→ **Dataset excerpt**:
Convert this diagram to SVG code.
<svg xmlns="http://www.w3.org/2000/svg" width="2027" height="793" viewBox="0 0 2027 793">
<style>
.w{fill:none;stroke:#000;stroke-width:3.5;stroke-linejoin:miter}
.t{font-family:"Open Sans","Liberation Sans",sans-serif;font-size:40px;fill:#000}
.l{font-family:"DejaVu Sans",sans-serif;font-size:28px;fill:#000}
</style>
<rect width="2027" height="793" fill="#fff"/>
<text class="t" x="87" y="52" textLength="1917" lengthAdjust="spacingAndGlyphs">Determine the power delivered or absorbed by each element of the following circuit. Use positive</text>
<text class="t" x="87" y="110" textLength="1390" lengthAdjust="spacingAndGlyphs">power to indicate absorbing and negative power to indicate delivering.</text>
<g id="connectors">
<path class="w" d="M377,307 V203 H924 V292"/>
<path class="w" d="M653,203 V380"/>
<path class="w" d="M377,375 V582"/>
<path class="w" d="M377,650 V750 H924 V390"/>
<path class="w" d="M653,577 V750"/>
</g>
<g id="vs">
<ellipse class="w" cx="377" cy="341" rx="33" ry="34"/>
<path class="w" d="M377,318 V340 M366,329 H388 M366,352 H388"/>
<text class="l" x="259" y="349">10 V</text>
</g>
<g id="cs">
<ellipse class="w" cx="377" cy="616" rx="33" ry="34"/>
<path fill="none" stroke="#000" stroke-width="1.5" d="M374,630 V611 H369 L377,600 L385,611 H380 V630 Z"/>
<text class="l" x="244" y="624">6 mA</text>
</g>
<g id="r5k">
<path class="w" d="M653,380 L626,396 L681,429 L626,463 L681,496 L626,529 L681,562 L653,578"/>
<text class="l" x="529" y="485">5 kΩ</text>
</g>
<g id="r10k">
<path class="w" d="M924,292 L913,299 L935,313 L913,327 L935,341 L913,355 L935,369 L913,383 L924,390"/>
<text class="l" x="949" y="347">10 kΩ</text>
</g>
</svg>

→ **Problem details**: Repeat the listing exactly, from its first line to its last.

→ **Result of the task**:
Convert this diagram to SVG code.
<svg xmlns="http://www.w3.org/2000/svg" width="2027" height="793" viewBox="0 0 2027 793">
<style>
.w{fill:none;stroke:#000;stroke-width:3.5;stroke-linejoin:miter}
.t{font-family:"Open Sans","Liberation Sans",sans-serif;font-size:40px;fill:#000}
.l{font-family:"DejaVu Sans",sans-serif;font-size:28px;fill:#000}
</style>
<rect width="2027" height="793" fill="#fff"/>
<text class="t" x="87" y="52" textLength="1917" lengthAdjust="spacingAndGlyphs">Determine the power delivered or absorbed by each element of the following circuit. Use positive</text>
<text class="t" x="87" y="110" textLength="1390" lengthAdjust="spacingAndGlyphs">power to indicate absorbing and negative power to indicate delivering.</text>
<g id="connectors">
<path class="w" d="M377,307 V203 H924 V292"/>
<path class="w" d="M653,203 V380"/>
<path class="w" d="M377,375 V582"/>
<path class="w" d="M377,650 V750 H924 V390"/>
<path class="w" d="M653,577 V750"/>
</g>
<g id="vs">
<ellipse class="w" cx="377" cy="341" rx="33" ry="34"/>
<path class="w" d="M377,318 V340 M366,329 H388 M366,352 H388"/>
<text class="l" x="259" y="349">10 V</text>
</g>
<g id="cs">
<ellipse class="w" cx="377" cy="616" rx="33" ry="34"/>
<path fill="none" stroke="#000" stroke-width="1.5" d="M374,630 V611 H369 L377,600 L385,611 H380 V630 Z"/>
<text class="l" x="244" y="624">6 mA</text>
</g>
<g id="r5k">
<path class="w" d="M653,380 L626,396 L681,429 L626,463 L681,496 L626,529 L681,562 L653,578"/>
<text class="l" x="529" y="485">5 kΩ</text>
</g>
<g id="r10k">
<path class="w" d="M924,292 L913,299 L935,313 L913,327 L935,341 L913,355 L935,369 L913,383 L924,390"/>
<text class="l" x="949" y="347">10 kΩ</text>
</g>
</svg>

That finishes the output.